OCTOBER 22, 2007 KEITH OLBERMANN
The Fear Factor
Alberto Gonzales May Be Prosecuted!
And the winner is…….Tom Gross. Runners up Glen Beck and Bill O’Reilly.
Countdown with description/commentary by Clyde1952
Mon. Oct 22, 2007 – Part One of Five
Once again, better really late than not at all. The reasons for the delay are that I was late getting back from an appointment so I started my video capture late, and then to make it worse there was a technical glitch either by MSNBC or Dish at the end cutting off about two minutes. So I decided to wait for the replay at 9:00 p.m. PST. and just redo it.
Keith goes on the air tonight in his newly refurbished digs along with some brand new nifty graphics between segments. So be sure to check it out.
In Part one we have Darth Cheney drawing his light saber and waving it toward Iran again. So what else is new? And we got Bush asking for more money for Iraq to the tune of $46 billion simoleans. Bringing the score for this year to:
Iraq – $196.4 billion
Schip – $0
Well what can you expect? I hear Blackwater needs a few more bucks for their company picnic and the Halliburton Executives need a vacation in Tahiti.

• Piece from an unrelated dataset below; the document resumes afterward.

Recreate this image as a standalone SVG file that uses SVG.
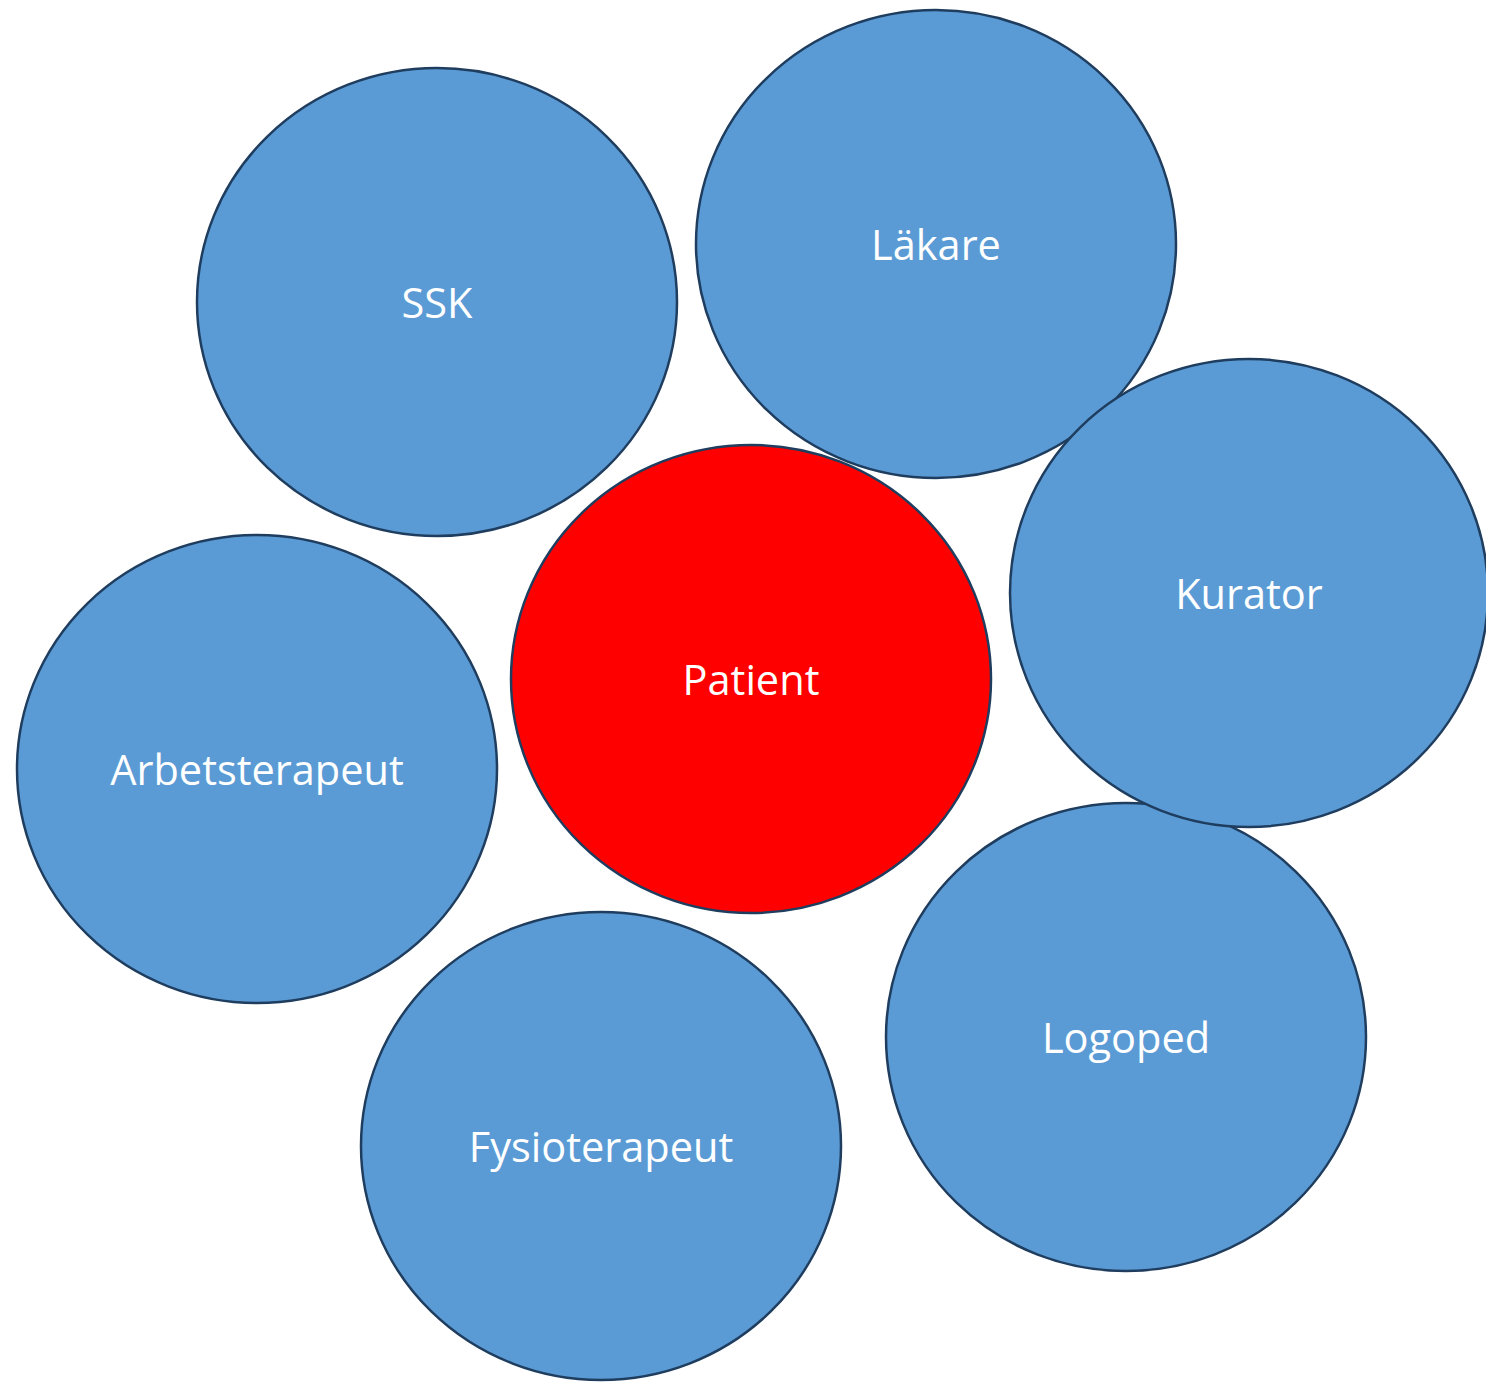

And Bush says he will buy the troops the body armor they need this time for sure. He really really honestly truly will, Scouts honor, cross his heart and all of that crap. Richard Wolfe joins Keith.
Part Two of Five
In the second half of the opening segment, a couple of The Shrub’s lackey’s are questioning why Bush won’t discuss the Israeli air strikes against Syria with them or the American People. They want to know why Bush has shaped this story for our National “Stenographic Press Corp.” Have you noticed that every once in a while Republicans will do something like this, and then just as quickly reattach their lips back to Shrub’s derrière? I guess it’s their way of briefly coming up for air and putting on lip gloss so to speak.

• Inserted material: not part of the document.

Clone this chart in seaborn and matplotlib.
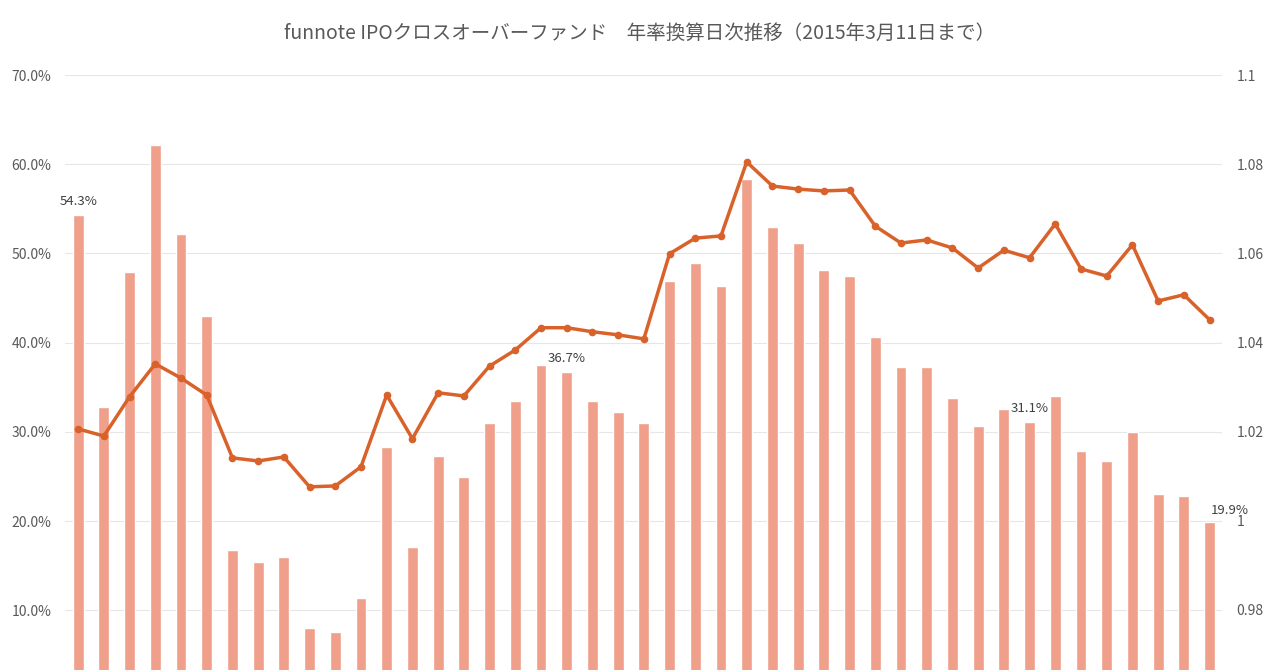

Also, Valerie Plame is speaking out about Shrub and company leaking her identity. It seems there’s this matter of a pension letter that confirms her status as a covert operative. So, will the Bush administration go to similar lengths to justify war with Iran? I hate to use this tired old cliche but it’s all I’ve got: Is the Pope Catholic? Does the Bear crap in the woods?
Part Three of Five
There was a whole lot of Holy Buttkissing going on as the Republican Candidates headed over to the values convention to snooker the religious right all in the name of St. Jim Bakker, St. Jim Swaggert, St. W.T. Grant, St. Ted Haggard, St. Paul Crouch, the Blessed Jan Crouch, St. Benny Hinn, St. Pat Roberson, and the late but great St. Jerry Falwell. So let’s open our bibles to the Gospel of John, Chapter 11, Verse 35 and read: “Jesus Wept.”
Craig Crawford joins Keith and the Almighty for a discussion of current biblical events.
Oddball: A guy shown picking his ear and eating the wax. This is about a 10 on the gross scale. A guy is levitating outside the White House.
Best Persons: Peanut the Parrot, saved a family by imitating a smoke alarm, the Sux Airport, and finally William J. Notaro, who flew from Tampa to Charlotte with three bullets in him.
Part Four of Five
A segment on the California wildfires. Yep, it’s a mess out here where yours truly resides, but have no fear. I’m way out of the way of that stuff.
According to Huffington Post, almost 250,000 people have been evacuated. I think Sean Penn and Tea Leoni got ousted from their digs too, but I don’t think they’ll be taking up refuge at Quaalcom Stadium.
Governor Turdimator has declared a state of emergency.
Another chapter in the never ending story of Ellen DeGeneres and her pets.
Kid Rock eats at the Waffle House. Kid Rock gives knuckle sandwiches at the waffle house. Kid Rock has his dessert at the county jail.
Worst Persons: Bronze: Glenn Beck, who said the people losing their homes in California hate America. Silver: Billo – who claims a school giving out birth control is because of his book coming out. Keith has some funny comments here. Gold: Tom Gross of the National Review
Part Five of Five
So, who will it be in the final segment? More Britney? Nah. Will it be more Ellen and her doggie problems? Nah. Why, it’s a story about J.K. Rowling who penned a few books about some wizard kid named Potter.
You’ve probably heard by now that Dumbledore is gay. So if all the so called black magic and spell casting weren’t enough for the extreme far right Religious Whackos to go nutso about, now there’s something else for them to whine about on Sunday. Oh, wait. It gets worse.
Rowling says that the book also challenges the young not to accept the word of those in power, because they might not always be telling the truth. Hmmm……I wonder what gave her that idea? I can’t think of anybody who fits that description, can you?